Altrusa gives Sunshine House to Historical Society
Published 12:00 am Friday, September 19, 2008
One of Andalusia’s Stanley Avenue landmarks, the Sunshine House, has been donated to the Covington Historical Society.
Bill Law, vice president of the Covington Historical Society, said the Andalusia chapter of Altrusa International donated the home in hopes that its purpose would live on.
“Lela Holmes said current members were getting older and not many members were left,” he said. “They donated the home to the Covington Historical Society so that it would continue to be used to support civic and community activities in Covington County.”
Altrusa International, Inc. of Andalusia was organized March 26, 1956, and received its charter on April 10. 1957, with 24 charter members.

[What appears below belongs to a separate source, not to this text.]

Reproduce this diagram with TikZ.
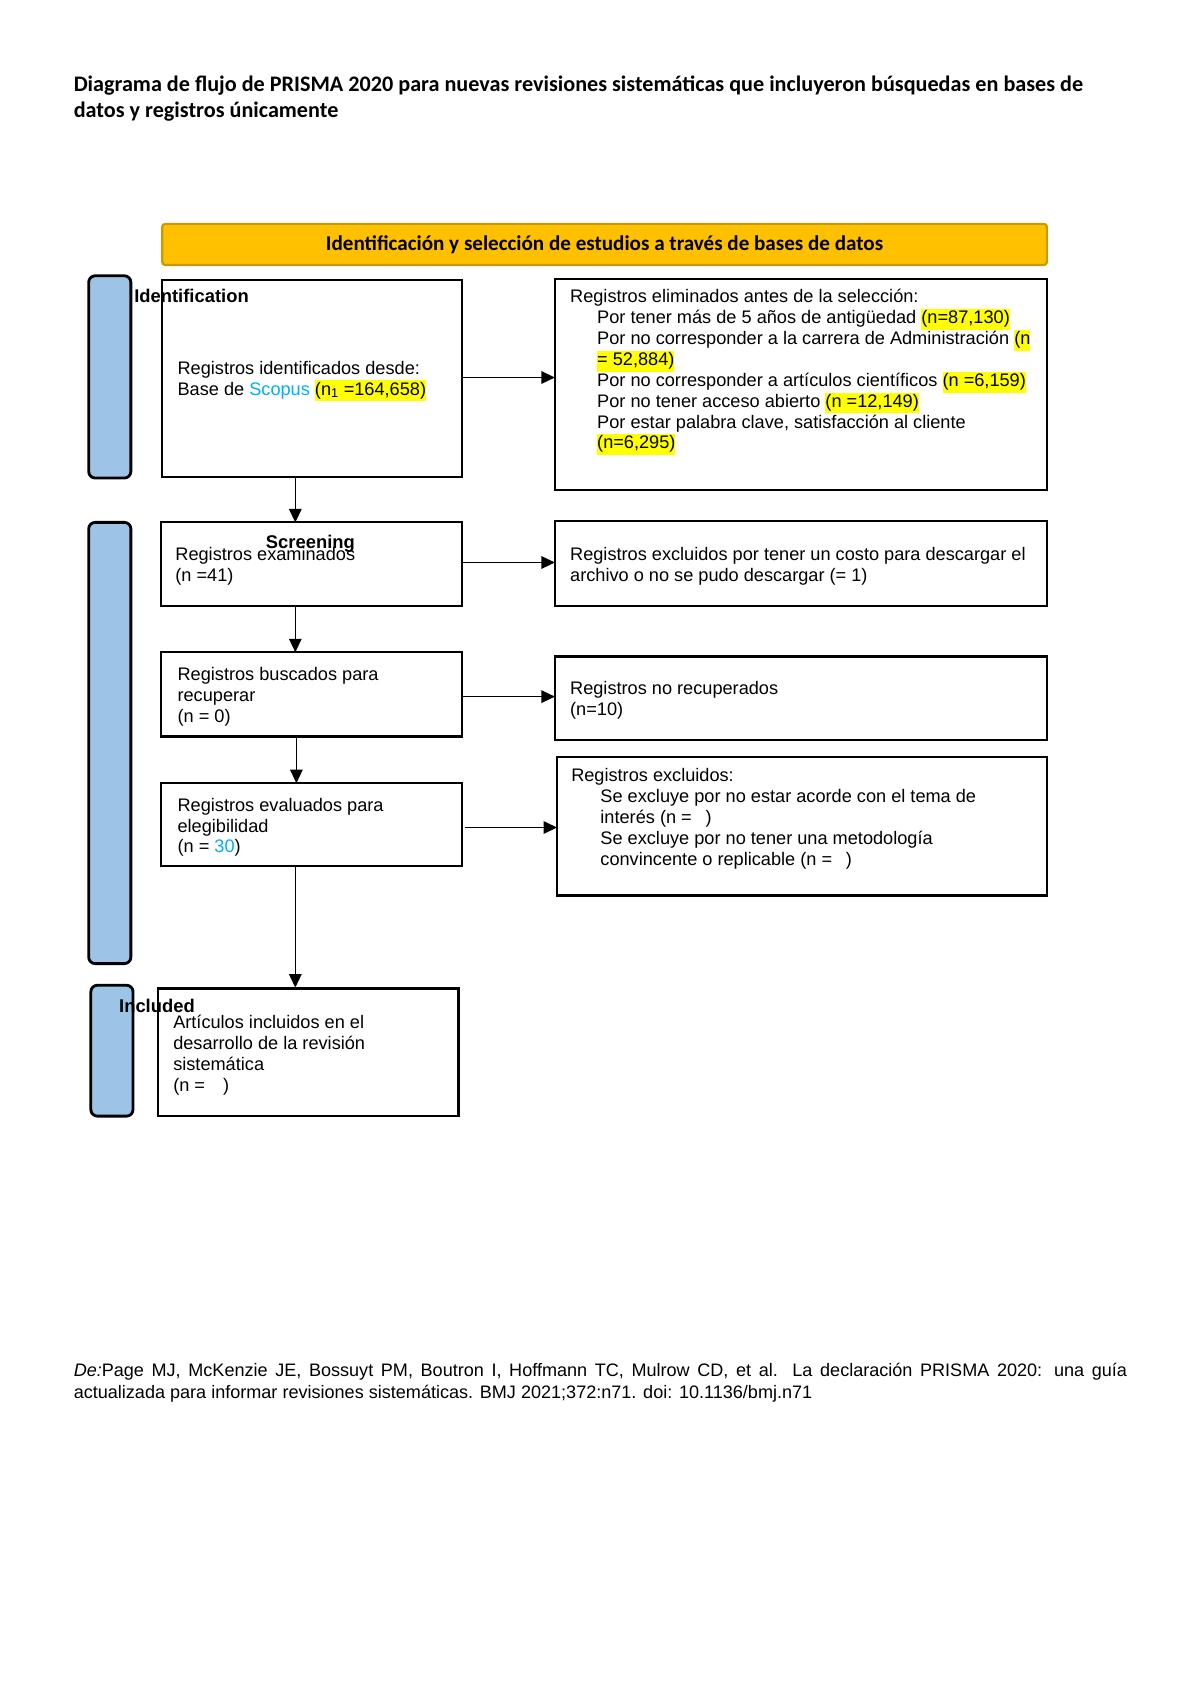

Through the years the Altrusa Club has had many service projects, but its main project has been the Sunshine Club, made up of senior citizens, organized in 1957.
Altrusans serve as hostesses at their monthly meetings giving devotions, programs, or leading games such as bingo and serving refreshments. There are no obligations for the Sunshine Club members except to attend and invite others.

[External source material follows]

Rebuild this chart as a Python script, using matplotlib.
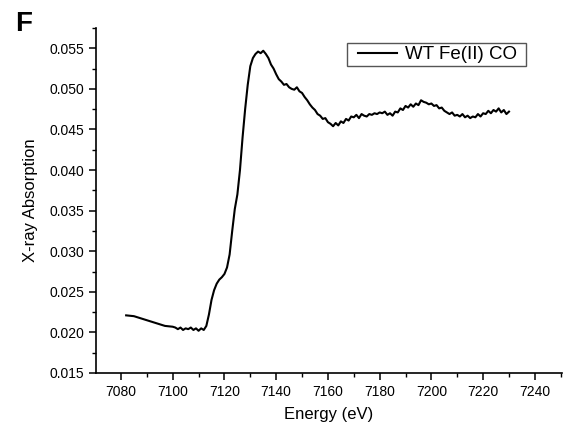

After a few years, with difficulty in finding permanent monthly meeting places for both clubs, Andalusia Altrusans decided to take matters into their own hands and buy or build a recreation center of their own.

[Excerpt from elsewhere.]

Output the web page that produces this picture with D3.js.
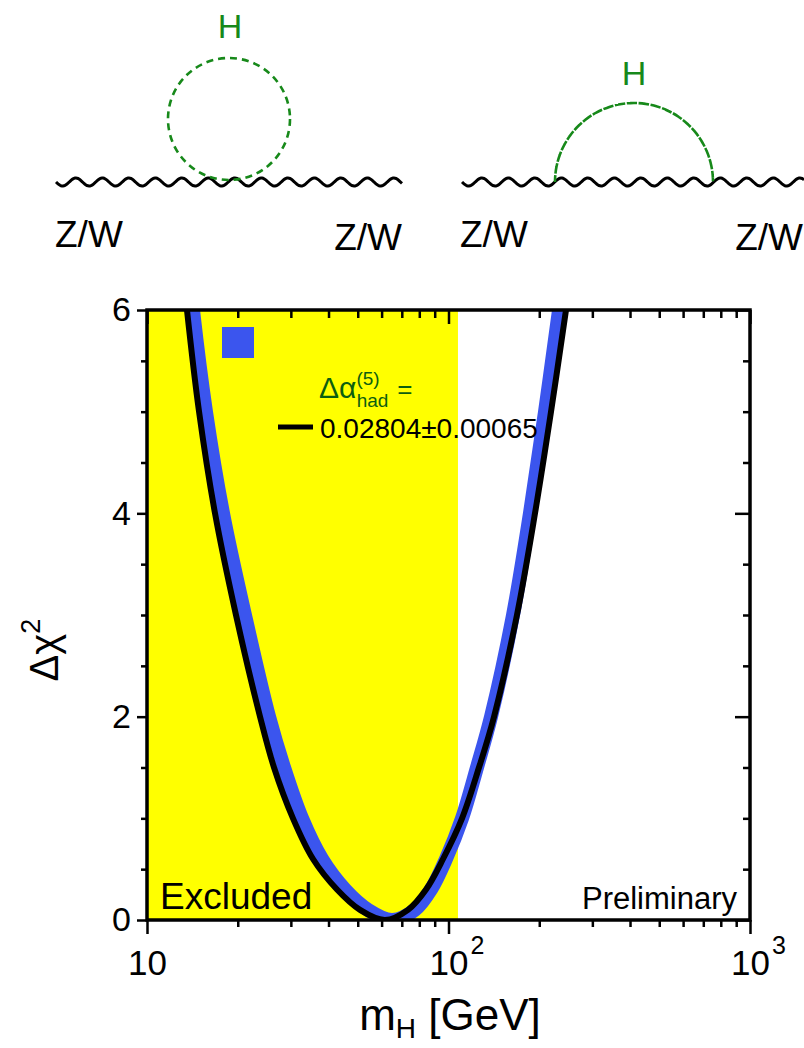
<!DOCTYPE html>
<html><head><meta charset="utf-8">
<script src="https://cdn.jsdelivr.net/npm/d3@7"></script>
<style>
html,body{margin:0;padding:0;background:#fff;}
svg{display:block;font-family:"Liberation Sans",Arial,Helvetica,sans-serif;}
</style></head>
<body>
<svg id="c" width="804" height="1048"></svg>
<script>
// ---------- data ----------
// central fit curve (black): Higgs mass [GeV] and delta chi^2, traced along the parabola
const blackMass = [13.06, 13.57, 14.88, 16.81, 19.73, 23.71, 26.38, 30.49, 35.53, 42.68, 50.87, 61.56,
                   73.38, 84.22, 95.9, 110.9, 126.2, 141.6, 168.7, 193.6, 218.8, 245.3, 258.8];
const blackChi2 = [6.5, 6.0, 5.0, 4.0, 3.0, 2.0, 1.5, 1.0, 0.6, 0.3, 0.1, 0.0,
                   0.1, 0.3, 0.6, 1.0, 1.5, 2.0, 3.0, 4.0, 5.0, 6.0, 6.5];
// theory-uncertainty band (blue), centre line of the band
const bandMass = [13.68, 14.21, 15.69, 17.87, 21.13, 25.39, 28.48, 32.67, 38.06, 45.36, 54.08, 64.95,
                  77.42, 87.5, 98.1, 110.9, 124.3, 138.4, 163.7, 186.3, 209.0, 232.6, 245.3];
const bandChi2 = [6.5, 6.0, 5.0, 4.0, 3.0, 2.0, 1.5, 1.0, 0.6, 0.3, 0.1, 0.0,
                  0.1, 0.3, 0.6, 1.0, 1.5, 2.0, 3.0, 4.0, 5.0, 6.0, 6.5];
// excluded region (direct search)
const excludedRange = [10, 107.5];
// axis ticks
const yMajorTicks = [0, 2, 4, 6];
const yMinorTicks = [0.5, 1, 1.5, 2.5, 3, 3.5, 4.5, 5, 5.5];
const xMajorTicks = [10, 100, 1000];
const xMinorTicks = [20, 30, 40, 50, 60, 70, 80, 90, 200, 300, 400, 500, 600, 700, 800, 900];
const xTickBase = ["10", "10", "10"];
const xTickExp = ["", "2", "3"];
// texts
const legendValue = "0.02804\u00b10.00065";

// ---------- layout ----------
const svg = d3.select("#c");
const L = 147, R = 750, T = 310, B = 920;
const x = d3.scaleLog().domain([10, 1000]).range([L, R]);
const y = d3.scaleLinear().domain([0, 6]).range([B, T]);

const defs = svg.append("defs");
defs.append("clipPath").attr("id", "plotclip")
  .append("rect").attr("x", L).attr("y", T).attr("width", R - L).attr("height", B - T);

// ---------- Feynman diagrams ----------
const green = "#17891a";
function wavy(x0, x1, y0, amp, period) {
  const pts = [];
  for (let xx = x0; xx <= x1; xx += 1) pts.push([xx, y0 + amp * Math.sin(2 * Math.PI * (xx - x0) / period)]);
  return d3.line()(pts);
}
const diag = svg.append("g");
diag.append("path").attr("d", wavy(56, 402, 182, 4, 26.5))
  .attr("fill", "none").attr("stroke", "#000").attr("stroke-width", 3);
diag.append("circle").attr("cx", 229).attr("cy", 119).attr("r", 61)
  .attr("fill", "none").attr("stroke", green).attr("stroke-width", 2.6).attr("stroke-dasharray", "7,5");
diag.append("text").attr("x", 230).attr("y", 38).attr("text-anchor", "middle")
  .attr("font-size", 34).attr("fill", green).text("H");
diag.append("text").attr("x", 55).attr("y", 247).attr("font-size", 37).text("Z/W");
diag.append("text").attr("x", 402).attr("y", 250).attr("text-anchor", "end").attr("font-size", 37).text("Z/W");

diag.append("path").attr("d", wavy(462, 804, 182, 4, 26.5))
  .attr("fill", "none").attr("stroke", "#000").attr("stroke-width", 3);
diag.append("path")
  .attr("d", d3.arc()({innerRadius: 79, outerRadius: 79, startAngle: -Math.PI / 2, endAngle: Math.PI / 2}))
  .attr("transform", "translate(634,182)")
  .attr("fill", "none").attr("stroke", green).attr("stroke-width", 2.6).attr("stroke-dasharray", "7,5");
diag.append("text").attr("x", 634).attr("y", 85).attr("text-anchor", "middle")
  .attr("font-size", 34).attr("fill", green).text("H");
diag.append("text").attr("x", 460).attr("y", 247).attr("font-size", 37).text("Z/W");
diag.append("text").attr("x", 803).attr("y", 250).attr("text-anchor", "end").attr("font-size", 37).text("Z/W");

// ---------- plot ----------
const plot = svg.append("g").attr("clip-path", "url(#plotclip)");
plot.append("rect")
  .attr("x", x(excludedRange[0])).attr("y", T)
  .attr("width", x(excludedRange[1]) - x(excludedRange[0])).attr("height", B - T)
  .attr("fill", "#ffff00");

const line = d3.line().x(d => x(d[0])).y(d => y(d[1])).curve(d3.curveCatmullRom.alpha(0.5));
const bandPts = bandMass.map((m, i) => [m, bandChi2[i]]);
const blackPts = blackMass.map((m, i) => [m, blackChi2[i]]);
plot.append("path").attr("d", line(bandPts))
  .attr("fill", "none").attr("stroke", "#3b55ee").attr("stroke-width", 14).attr("stroke-linejoin", "round");
plot.append("path").attr("d", line(blackPts))
  .attr("fill", "none").attr("stroke", "#000").attr("stroke-width", 6).attr("stroke-linejoin", "round");

// legend
svg.append("rect").attr("x", 222).attr("y", 327).attr("width", 32).attr("height", 31).attr("fill", "#3b55ee");
const lg = svg.append("text").attr("x", 319).attr("y", 398).attr("fill", "#0c5e10").attr("font-size", 30);
lg.append("tspan").text("\u0394\u03b1");
lg.append("tspan").attr("font-size", 19).attr("dy", -13).text("(5)");
lg.append("tspan").attr("font-size", 19).attr("dx", -23).attr("dy", 22).text("had");
lg.append("tspan").attr("font-size", 26).attr("dy", -9).attr("dx", 9).text("=");
svg.append("line").attr("x1", 278).attr("x2", 313).attr("y1", 427).attr("y2", 427)
  .attr("stroke", "#000").attr("stroke-width", 5);
svg.append("text").attr("x", 320).attr("y", 438).attr("font-size", 28).text(legendValue);

svg.append("text").attr("x", 160).attr("y", 909).attr("font-size", 37).text("Excluded");
svg.append("text").attr("x", 737).attr("y", 909).attr("text-anchor", "end").attr("font-size", 31).text("Preliminary");

// ---------- axes ----------
function styleAxis(g) {
  g.select(".domain").remove();
  g.selectAll(".tick line").attr("stroke", "#000").attr("stroke-width", 2.5);
}
// left
svg.append("g").attr("transform", `translate(${L},0)`)
  .call(d3.axisLeft(y).tickValues(yMajorTicks).tickSize(10).tickPadding(6).tickFormat(d3.format("d")))
  .call(styleAxis)
  .call(g => g.selectAll(".tick text").attr("font-size", 34).attr("font-family", "Liberation Sans, Arial, sans-serif").attr("fill", "#000"));
svg.append("g").attr("transform", `translate(${L},0)`)
  .call(d3.axisLeft(y).tickValues(yMinorTicks).tickSize(6).tickFormat(""))
  .call(styleAxis);
// right
svg.append("g").attr("transform", `translate(${R},0)`)
  .call(d3.axisRight(y).tickValues(yMajorTicks).tickSize(-15).tickFormat(""))
  .call(styleAxis);
svg.append("g").attr("transform", `translate(${R},0)`)
  .call(d3.axisRight(y).tickValues(yMinorTicks).tickSize(-7).tickFormat(""))
  .call(styleAxis);
// top
svg.append("g").attr("transform", `translate(0,${T})`)
  .call(d3.axisTop(x).tickValues(xMajorTicks).tickSize(-14).tickFormat(""))
  .call(styleAxis);
svg.append("g").attr("transform", `translate(0,${T})`)
  .call(d3.axisTop(x).tickValues(xMinorTicks).tickSize(-8).tickFormat(""))
  .call(styleAxis);
// bottom
const xb = svg.append("g").attr("transform", `translate(0,${B})`)
  .call(d3.axisBottom(x).tickValues(xMajorTicks).tickSize(14).tickFormat(""))
  .call(styleAxis);
svg.append("g").attr("transform", `translate(0,${B})`)
  .call(d3.axisBottom(x).tickValues(xMinorTicks).tickSize(7).tickFormat(""))
  .call(styleAxis);
// bottom labels with exponents
xb.selectAll(".tick").each(function(d, i) {
  const t = d3.select(this).append("text").attr("y", 55).attr("fill", "#000")
    .attr("font-size", 35).attr("text-anchor", "middle").attr("font-family", "Liberation Sans, Arial, sans-serif");
  t.append("tspan").text(xTickBase[i]);
  if (xTickExp[i]) {
    t.append("tspan").attr("font-size", 25).attr("dy", -21).attr("dx", 2).text(xTickExp[i]);
    t.attr("x", 8);
  }
});

// frame
svg.append("rect").attr("x", L).attr("y", T).attr("width", R - L).attr("height", B - T)
  .attr("fill", "none").attr("stroke", "#000").attr("stroke-width", 3.5);

// axis titles
const xt = svg.append("text").attr("x", 450).attr("y", 1030).attr("text-anchor", "middle").attr("font-size", 44);
xt.append("tspan").text("m");
xt.append("tspan").attr("font-size", 28).attr("dy", 8).text("H");
xt.append("tspan").attr("dy", -8).text(" [GeV]");

const yt = svg.append("text").attr("transform", "translate(58,650) rotate(-90)")
  .attr("text-anchor", "middle").attr("font-size", 40);
yt.append("tspan").text("\u0394\u03c7");
yt.append("tspan").attr("font-size", 27).attr("dy", -18).text("2");
</script>
</body></html>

In 1967 the Altrusa Club purchased an older home and completely renovated it by knocking out walls for a large meeting area and adding a fully-equipped kitchen and dining room. All furniture was donated by members and friends.
The Sunshine House served as a permanent home for both the Altrusa and Sunshine Clubs for many years. It was featured in the December 1973 issue of the International Altrusan magazine.
Law said the Altrusa Club, comprised of business and professional women, created the Sunshine Club as a way to assist elderly women who could not leave their home without assistance.
“The Altrusa Club would go around to pick up elderly ladies who were unable to get out on their own,” he said. “The ladies would be brought back to the Sunshine House to participate in games, socialize and crafts.”
Law said the Historical Society plans to use the Sunshine House as meeting place and also space for rent to the public.
“We have been meeting in the library and this will give us a place our own to conduct our monthly meetings,” he said. “We may make it available for wedding receptions and other events. It could possibly provide some added income for the historical society.”